Mr President posted:
Thanks for your concern but I didn't make up these sentences. This is the text where I have got the second sentence.
Yes, Mr. P. One of our members actually shared that text with me in e-mail after you asked your question. Please review our policy on the use of quotations. Whenever you quote something on this forum, you must show that you are quoting it (by using quotation marks or a quote box) and cite the source.
You'll notice that the sentence you asked about is not identical to the sentence in the quotation. "And hated publicity" has been changed to "as he hated publicity." Is it possible that you or whoever inspired you to start a thread about this thought that the sentence would be better with that change?
Whether or not that change was intentional, I am saying that "wished that people had left him alone" would be better phrased as "wished that people would leave him alone." The sentence doesn't mean to be saying that he had a past wish about something further in the past, but that's what it says in spite of itself.
Let me illustrate this with another example. Suppose I am telling you about a time when I couldn't drive through an intersection. At that time, I might have said: "I wish they would let me through the intersection." Similarly, in reporting that past wish, I'd say: "I wished they would let me through."

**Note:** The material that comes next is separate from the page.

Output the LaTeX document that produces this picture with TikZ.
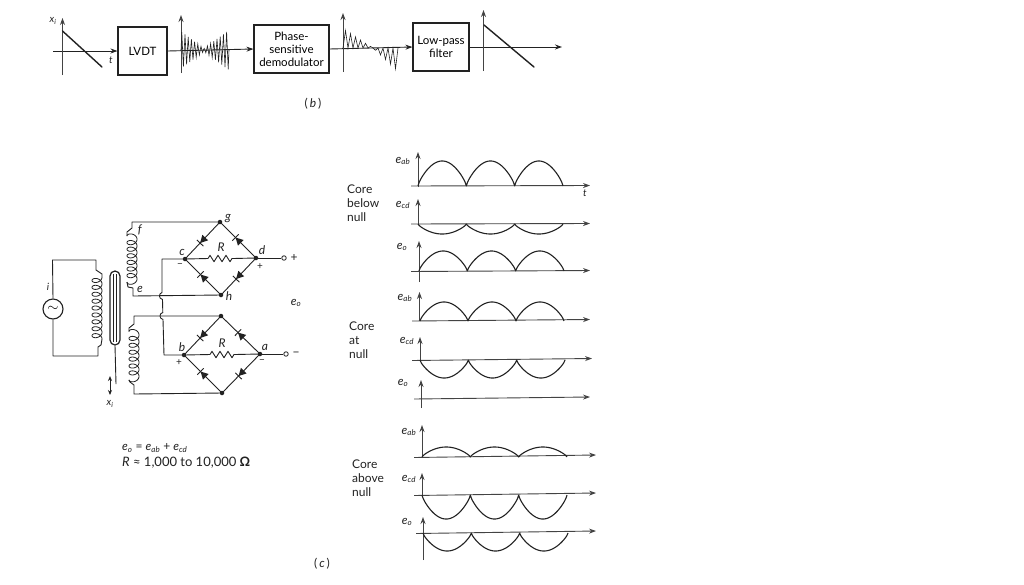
\documentclass[tikz,border=0pt]{standalone}
\usepackage{fontspec}
\setmainfont{Lato}
\usetikzlibrary{arrows.meta,calc,decorations.pathmorphing}
\definecolor{ink}{HTML}{222222}
\tikzset{
  wire/.style={draw=ink,line width=0.9pt,line join=round},
  thickw/.style={draw=ink,line width=1.4pt,line cap=round},
  ax/.style={draw=ink!85,line width=0.9pt},
  tip/.style={-{Stealth[length=7pt,width=5pt]}},
  wave/.style={draw=ink,line width=1.1pt,line join=round},
  fine/.style={draw=ink,line width=0.6pt,line join=miter},
  blockbox/.style={draw=ink,line width=1.1pt,inner sep=0pt,align=center,font=\fontsize{11.5}{13}\selectfont},
  lab/.style={inner sep=0pt,text=ink,font=\fontsize{12}{13}\selectfont},
  small/.style={inner sep=0pt,text=ink,font=\fontsize{10}{11}\selectfont},
  txt/.style={inner sep=0pt,text=ink,align=left,anchor=west,font=\fontsize{12}{14}\selectfont},
  dot/.style={circle,fill=ink,inner sep=0pt,minimum size=4.5pt},
  term/.style={circle,draw=ink,fill=white,line width=0.8pt,inner sep=0pt,minimum size=4.5pt},
}
\newcommand{\sym}[2]{\textit{#1}\textsubscript{\textit{#2}}}
% \bridgediode{from}{to}: triangle with tip towards "to", bar at tip
\newcommand{\bridgediode}[2]{%
  \coordinate (M) at ($(#1)!.5!(#2)$);
  \coordinate (T) at ($(M)!3.5pt!(#2)$);
  \coordinate (B) at ($(M)!4pt!(#1)$);
  \fill[ink] (T) -- ($(B)!4pt!90:(T)$) -- ($(B)!4pt!-90:(T)$) -- cycle;
  \draw[wire] ($(T)!4.5pt!90:(M)$) -- ($(T)!4.5pt!-90:(M)$);
}
% \archset{x0}{y}{amp(+ up, - down)}{span}
\newcommand{\archset}[4]{%
  \draw[wave] plot[domain=0:#4,samples=121] ({#1+\x},{#2-(#3)*(abs(sin(\x*(540/(#4))))+0.001)^0.75});
}
% \coil{xc}{y top}{pitch}{turns}{start phase}
\newcommand{\coil}[5]{%
  \draw[wire,line width=0.8pt] plot[domain=#5:{360*(#4)+#5},samples=300,smooth] ({#1+5*cos(\x)},{#2+(#3)*((\x-#5)/360)+3.6*sin(\x)});
}
\begin{document}
\begin{tikzpicture}[x=1pt,y=-1pt]
\useasboundingbox (0,0) rectangle (1024,584);
\fill[white] (0,0) rectangle (1024,584);

% ---------- (b) ----------
\node[blockbox,minimum width=49pt,minimum height=48pt] (lvdt) at (142.5,51) {LVDT};
\node[blockbox,minimum width=75pt,minimum height=48pt] (phase) at (291.5,49) {Phase-\\sensitive\\demodulator};
\node[blockbox,minimum width=56pt,minimum height=48pt] (low) at (441,47) {Low-pass\\filter};

\coordinate (in) at (53,51);
\coordinate (out) at (562,47);
\draw[wire,tip] (in) -- (lvdt.west);
\draw[wire,tip] (lvdt.east) -- (phase.west);
\draw[wire,tip] (phase.east) -- (low.west);
\draw[wire,tip] (low.east) -- (out);

\draw[ax,tip] (62.5,75) -- (62.5,18);
\draw[thickw] (62.5,31) -- (102,67);
\node[small] at (53,21) {\sym{x}{i}};
\node[small] at (111,60) {\textit{t}};

\draw[ax,tip] (181,73) -- (181,15);
\draw[fine] plot[domain=0:48,samples=61] ({181+\x},{50-(1.5+17*abs(\x-23)/23)*sin(\x*112.5)});

\draw[ax,tip] (343,72) -- (343,13);
\draw[fine] plot[domain=0:30,samples=13] ({343+\x},{48-19*(1-\x/30)*abs(sin(\x*36))});
\draw[fine] plot[domain=0:25,samples=11] ({373+\x},{48+23*(\x/25)*abs(sin(\x*36))});

\draw[ax,tip] (483.5,71) -- (483.5,10);
\draw[thickw] (484,25) -- (534,67);

\node[lab] at (313,104) {(\,\textit{b}\,)};

% ---------- (c) circuit ----------
\node[circle,draw=ink,line width=1.1pt,minimum size=20pt,inner sep=0pt,font=\Large] (src) at (53,309) {$\sim$};
\node[draw=ink,line width=1.2pt,rounded corners=5pt,minimum width=10pt,minimum height=74pt,inner sep=0pt] (core) at (115,308) {};
\draw[wire,line width=0.6pt] (113.5,274) -- (113.5,342);
\draw[wire,line width=0.6pt] (116.5,274) -- (116.5,342);
\coordinate (rodend) at (116,384);
\draw[wire] (core.south) -- (rodend);
\coordinate (mvA) at (110,376);
\coordinate (mvB) at (110,395);
\draw[draw=ink,line width=0.9pt,{Stealth[length=5pt,width=4pt]}-{Stealth[length=5pt,width=4pt]}] (mvA) -- (mvB);
\node[small] (xi) at (110,404) {\sym{x}{i}};
\node[small] (ilab) at (48,287) {\textit{i}};

% primary
\coil{97}{277}{6.9}{9}{0}
\draw[wire] (src.north) -- (52.5,260) -- (96,260) -- (96,270) -- (102,274) -- (102,277);
\draw[wire] (src.south) -- (53,356) -- (98,356) -- (98,347) -- (101,345) -- (102,339);

% bridge points
\coordinate (g) at (220,222);
\coordinate (c) at (185,259);
\coordinate (d) at (256,258);
\coordinate (h) at (221,295);
\coordinate (t2) at (221,316);
\coordinate (b) at (184,355);
\coordinate (a) at (260,354);
\coordinate (u) at (222,393);
\node[term] (tp) at (284,258) {};
\node[term] (tn) at (286,354) {};

% upper secondary
\coil{132}{236}{6.6}{7}{180}
\draw[wire] (g) -- (132,222) -- (132,228) -- (127,232) -- (127,236);
\draw[wire] (127,282) -- (128,287) -- (133,288) -- (133,296) -- (h);
% lower secondary
\coil{134}{331.5}{6.9}{7}{180}
\draw[wire] (t2) -- (134,316) -- (134,324) -- (129,328) -- (129,331.5);
\draw[wire] (129,380) -- (130,382) -- (134,385) -- (134,394) -- (u);
% centre link with jumps
\draw[wire] (c) -- (162,259) -- (162,292.5) .. controls (158.5,293.5) and (158.5,298.5) .. (162.5,299.5)
  -- (162.8,312.5) .. controls (159,313.5) and (159,318.5) .. (163,319.5) -- (164,355) -- (b);

% bridges
\foreach \p/\q in {g/c,h/c,d/g,d/h}{\draw[wire] (\p) -- (\q);}
\foreach \p/\q in {t2/b,u/b,a/t2,a/u}{\draw[wire] (\p) -- (\q);}
\bridgediode{g}{c}\bridgediode{h}{c}\bridgediode{d}{g}\bridgediode{d}{h}
\bridgediode{t2}{b}\bridgediode{u}{b}\bridgediode{a}{t2}\bridgediode{a}{u}

\coordinate (r1) at (208,258.5);
\coordinate (r2) at (233,258.5);
\coordinate (r3) at (210,354.5);
\coordinate (r4) at (235,354.5);
\draw[wire] (c) -- (r1);
\draw[wire,decorate,decoration={zigzag,segment length=8pt,amplitude=3.2pt}] (r1) -- (r2);
\draw[wire] (r2) -- (d);
\draw[wire] (b) -- (r3);
\draw[wire,decorate,decoration={zigzag,segment length=8pt,amplitude=3.2pt}] (r3) -- (r4);
\draw[wire] (r4) -- (a);
\draw[wire] (d) -- (tp);
\draw[wire] (a) -- (tn);

\foreach \p in {g,c,d,h,t2,b,a,u}{\node[dot] at (\p) {};}

\node[lab] at (228,219) {\textit{g}};
\node[lab] at (182,252) {\textit{c}};
\node[lab] at (262,250) {\textit{d}};
\node[lab] at (229,296) {\textit{h}};
\node[lab] at (182,347) {\textit{b}};
\node[lab] at (265,347) {\textit{a}};
\node[lab] at (221,247) {\textit{R}};
\node[lab] at (222,343) {\textit{R}};
\node[lab] at (140,230) {\textit{f}};
\node[lab] at (140,289) {\textit{e}};
\node[small] at (180,266) {\textminus};
\node[small] at (260,267) {+};
\node[small] at (179,363) {+};
\node[small] at (262,362) {\textminus};
\node[lab] at (294,258) {+};
\node[lab] at (296,354) {\textminus};
\node[lab] at (296,303) {\sym{e}{o}};

\node[txt] at (122,448) {\sym{e}{o} = \sym{e}{ab} + \sym{e}{cd}};
\node[txt,font=\fontsize{13}{14}\selectfont] at (122,463) {\textit{R} ≈ 1,000 to 10,000 \textbf{Ω}};
\node[lab] at (322,564) {(\,\textit{c}\,)};

% ---------- (c) waveforms ----------
\node[txt] at (347,203) {Core\\below\\null};
\node[txt] at (349,340) {Core\\at\\null};
\node[txt] at (352,478) {Core\\above\\null};

% group 1
\draw[ax,tip] (418,187) -- (418,152);
\draw[ax,tip] (411,186) -- (590,185.5);
\archset{418}{186}{25}{145}
\node[lab] at (403,161) {\sym{e}{ab}};
\node[small] at (585,193) {\textit{t}};
\draw[ax,tip] (418,225) -- (418,199);
\draw[ax,tip] (411,224) -- (590,223.5);
\archset{418}{224}{-10}{145}
\node[lab] at (403,205) {\sym{e}{cd}};
\draw[ax,tip] (419,282) -- (419,241);
\draw[ax,tip] (411,271.5) -- (590,270.5);
\archset{419}{271}{20}{145}
\node[lab] at (402,247) {\sym{e}{o}};

% group 2
\draw[ax,tip] (419.5,321) -- (419.5,292);
\draw[ax,tip] (412,321) -- (590,319.5);
\archset{420}{321}{19}{144}
\node[lab] at (405,298) {\sym{e}{ab}};
\draw[ax,tip] (420,361) -- (420,337);
\draw[ax,tip] (412,360.5) -- (592,358.5);
\archset{420}{360}{-18}{145}
\node[lab] at (407,341) {\sym{e}{cd}};
\draw[ax,tip] (421,408) -- (421,380);
\draw[ax,tip] (414,399) -- (590,397);
\node[lab] at (403,383) {\sym{e}{o}};

% group 3
\draw[ax,tip] (422,458) -- (422,425);
\draw[ax,tip] (414,457.5) -- (596,455);
\archset{422}{457}{10}{145}
\node[lab] at (409,432) {\sym{e}{ab}};
\draw[ax,tip] (422,496) -- (422,473);
\draw[ax,tip] (414,495.5) -- (596,493);
\archset{422}{495}{-24}{145}
\node[lab] at (409,479) {\sym{e}{cd}};
\draw[ax,tip] (423,560) -- (423,517);
\draw[ax,tip] (416,533.5) -- (596,531);
\archset{423}{533}{-18}{145}
\node[lab] at (407,522) {\sym{e}{o}};
\end{tikzpicture}
\end{document}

It would NOT make sense for me to report that wish by saying, "I wished they had let me through the intersection," just as it would NOT have made sense at the time for me to say, "I wish they had let me through the intersection." I mean to be talking about that time, not about some time prior to that time.
On the other hand, I could say in the present, "I wish they had let me through that intersection" -- because their not letting me through the intersection is now in the past. Similarly, in the future, I could refer back to the present (now) and say, "I wished [t0-1] they had let me through the intersection [t0-2]."